■ **DATA FOR PROCESSING**:

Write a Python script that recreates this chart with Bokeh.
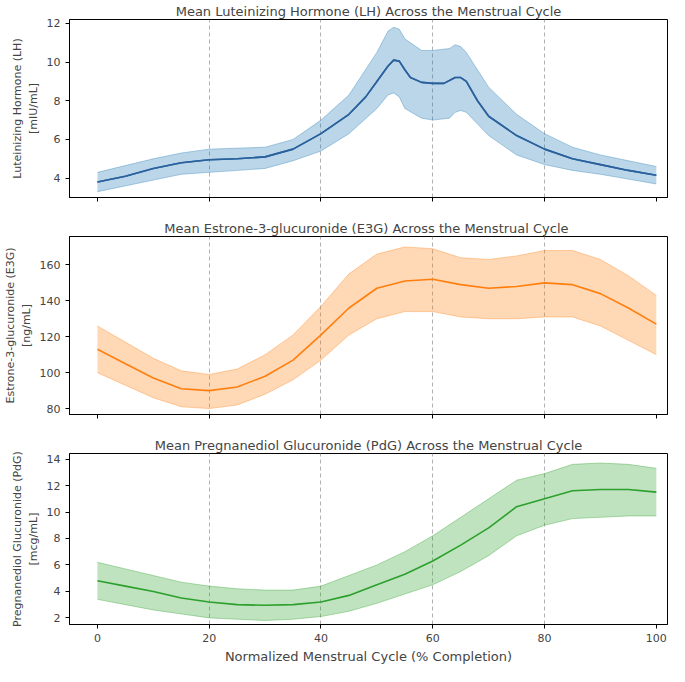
from bokeh.plotting import figure
from bokeh.layouts import column
from bokeh.models import FixedTicker, Range1d
from bokeh.embed import file_html
from bokeh.resources import INLINE

lh_x = [0,5,10,15,20,25,30,35,40,45,48,50,52,53,54,55,56,58,60,62,64,65,66,68,70,75,80,85,90,95,100]
lh_mean = [3.8,4.1,4.5,4.8,4.95,5.0,5.1,5.5,6.3,7.3,8.2,9.0,9.8,10.1,10.05,9.6,9.2,8.95,8.9,8.9,9.2,9.2,9.0,8.0,7.2,6.2,5.5,5.0,4.7,4.4,4.15]
lh_ux = [0,10,15,20,30,35,40,45,50,52,53,54,55,58,60,63,64,65,66,70,75,80,85,90,100]
lh_up = [4.3,5.0,5.3,5.5,5.6,6.0,7.0,8.3,10.5,11.6,11.8,11.7,11.2,10.6,10.6,10.7,10.9,10.8,10.5,8.7,7.3,6.3,5.6,5.2,4.6]
lh_lo = [3.3,3.9,4.2,4.3,4.5,4.9,5.4,6.3,7.6,8.3,8.4,8.2,7.6,7.1,7.0,7.1,7.4,7.5,7.4,6.2,5.2,4.7,4.4,4.2,3.7]

x5 = list(range(0,101,5))
e3g_mean = [113,105,97,91,90,92,98,107,121,136,147,151,152,149,147,148,150,149,144,136,127]
e3g_up = [126,117,108,101,99,102,110,121,137,155,166,170,169,164,163,165,168,168,163,154,143]
e3g_lo = [100,93,86,81,80,82,88,96,107,121,130,134,134,131,130,130,131,131,126,118,110]

pdg_mean = [4.8,4.4,4.0,3.5,3.2,3.0,2.95,3.0,3.2,3.7,4.5,5.3,6.3,7.5,8.8,10.4,11.0,11.6,11.7,11.7,11.5]
pdg_up = [6.2,5.7,5.2,4.7,4.4,4.2,4.1,4.1,4.4,5.2,6.0,7.0,8.2,9.6,11.0,12.4,12.9,13.6,13.7,13.6,13.3]
pdg_lo = [3.4,3.0,2.6,2.3,2.0,1.9,1.8,1.9,2.1,2.5,3.1,3.8,4.5,5.5,6.7,8.2,9.0,9.5,9.6,9.7,9.7]

xr = Range1d(-5, 102)

def panel(title, ylabel, yr, yticks, color, xs, mean, bx, up, lo, bottom=False):
    p = figure(width=669, height=232 if bottom else 217, x_range=xr, y_range=Range1d(*yr),
               output_backend="svg", toolbar_location=None, title=title,
               min_border_left=62, min_border_right=2, min_border_top=2,
               min_border_bottom=8)
    p.title.align = "center"
    p.title.text_font = "DejaVu Sans"
    p.title.text_font_size = "13px"
    p.title.text_font_style = "normal"
    p.title.offset = 0
    p.title.standoff = 2
    p.varea(x=bx, y1=lo, y2=up, fill_color=color, fill_alpha=0.3)
    p.line(bx, up, color=color, alpha=0.35, line_width=1)
    p.line(bx, lo, color=color, alpha=0.35, line_width=1)
    p.line(xs, mean, color=color, line_width=1.6)
    p.xaxis.ticker = FixedTicker(ticks=[0,20,40,60,80,100])
    p.yaxis.ticker = FixedTicker(ticks=yticks)
    p.xgrid.ticker = FixedTicker(ticks=[20,40,60,80])
    p.xgrid.grid_line_color = "#b0b0b0"
    p.xgrid.grid_line_dash = "4 3"
    p.ygrid.grid_line_color = None
    p.yaxis.axis_label = ylabel
    p.yaxis.axis_label_text_font_style = "normal"
    p.yaxis.axis_label_text_font_size = "11px"
    p.yaxis.axis_label_text_font = "DejaVu Sans"
    p.yaxis.axis_label_standoff = 4
    for ax in (p.xaxis[0], p.yaxis[0]):
        ax.major_label_text_font = "DejaVu Sans"
        ax.major_label_text_font_size = "11px"
        ax.minor_tick_line_color = None
        ax.major_tick_in = 0
        ax.major_tick_out = 4
        ax.axis_line_color = "black"
        ax.major_tick_line_color = "black"
    p.outline_line_color = "black"
    if bottom:
        p.xaxis.axis_label = "Normalized Menstrual Cycle (% Completion)"
        p.xaxis.axis_label_text_font_style = "normal"
        p.xaxis.axis_label_text_font_size = "13px"
        p.xaxis.axis_label_text_font = "DejaVu Sans"
        p.xaxis.axis_label_standoff = 4
    else:
        p.xaxis.major_label_overrides = {t: " " for t in [0,20,40,60,80,100]}
        p.xaxis.major_label_standoff = 0
    return p

p1 = panel("Mean Luteinizing Hormone (LH) Across the Menstrual Cycle", "Luteinizing Hormone (LH)\n[mIU/mL]",
           (3.0, 12.2), [4,6,8,10,12], "#1f77b4", lh_x, lh_mean, lh_ux, lh_up, lh_lo)
p1.line(lh_x, lh_mean, color="#2f5f9a", line_width=1.6)
p2 = panel("Mean Estrone-3-glucuronide (E3G)  Across the Menstrual Cycle", "Estrone-3-glucuronide (E3G)\n[ng/mL]",
           (76.7, 175.8), [80,100,120,140,160], "#ff7f0e", x5, e3g_mean, x5, e3g_up, e3g_lo)
p3 = panel("Mean Pregnanediol Glucuronide (PdG) Across the Menstrual Cycle", "Pregnanediol Glucuronide (PdG)\n[mcg/mL]",
           (1.5, 14.42), [2,4,6,8,10,12,14], "#2ca02c", x5, pdg_mean, x5, pdg_up, pdg_lo, bottom=True)

layout = column(p1, p2, p3, spacing=0)
open("out.html", "w").write(file_html(layout, INLINE))
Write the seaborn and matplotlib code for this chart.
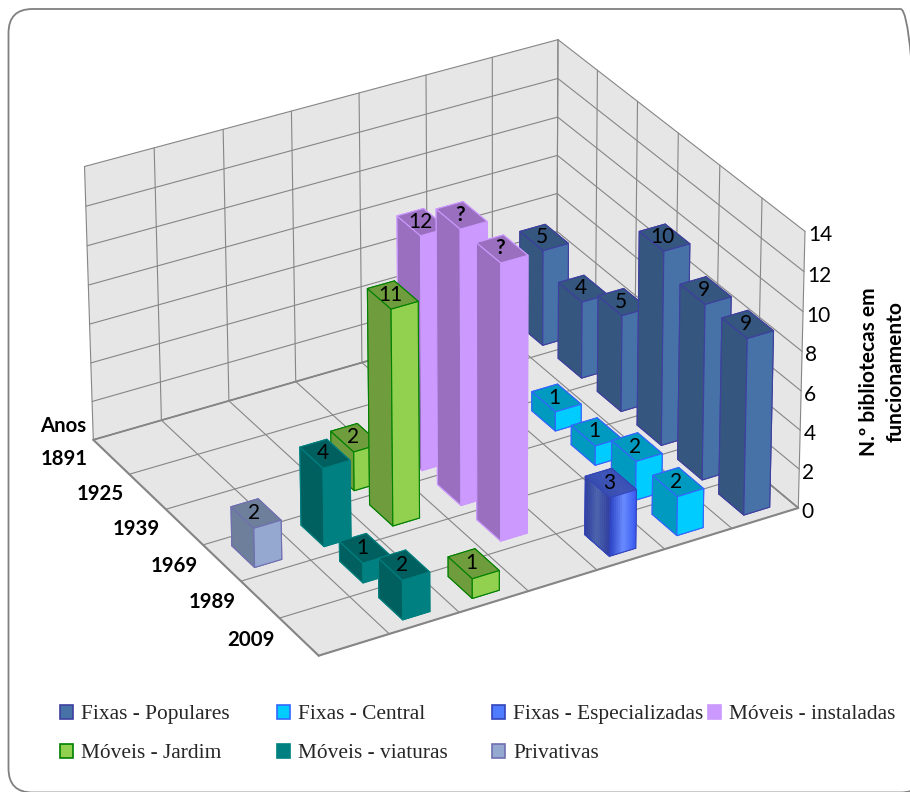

■ **WHAT IS NEEDED**: Up to and including the line containing "from bokeh.resources import INLINE", quote each line of the entries above from the very first, please, exactly and without images.

■ **SOLVED PROBLEM**:
Write a Python script that recreates this chart with Bokeh.
from bokeh.plotting import figure
from bokeh.layouts import column
from bokeh.models import FixedTicker, Range1d
from bokeh.embed import file_html
from bokeh.resources import INLINE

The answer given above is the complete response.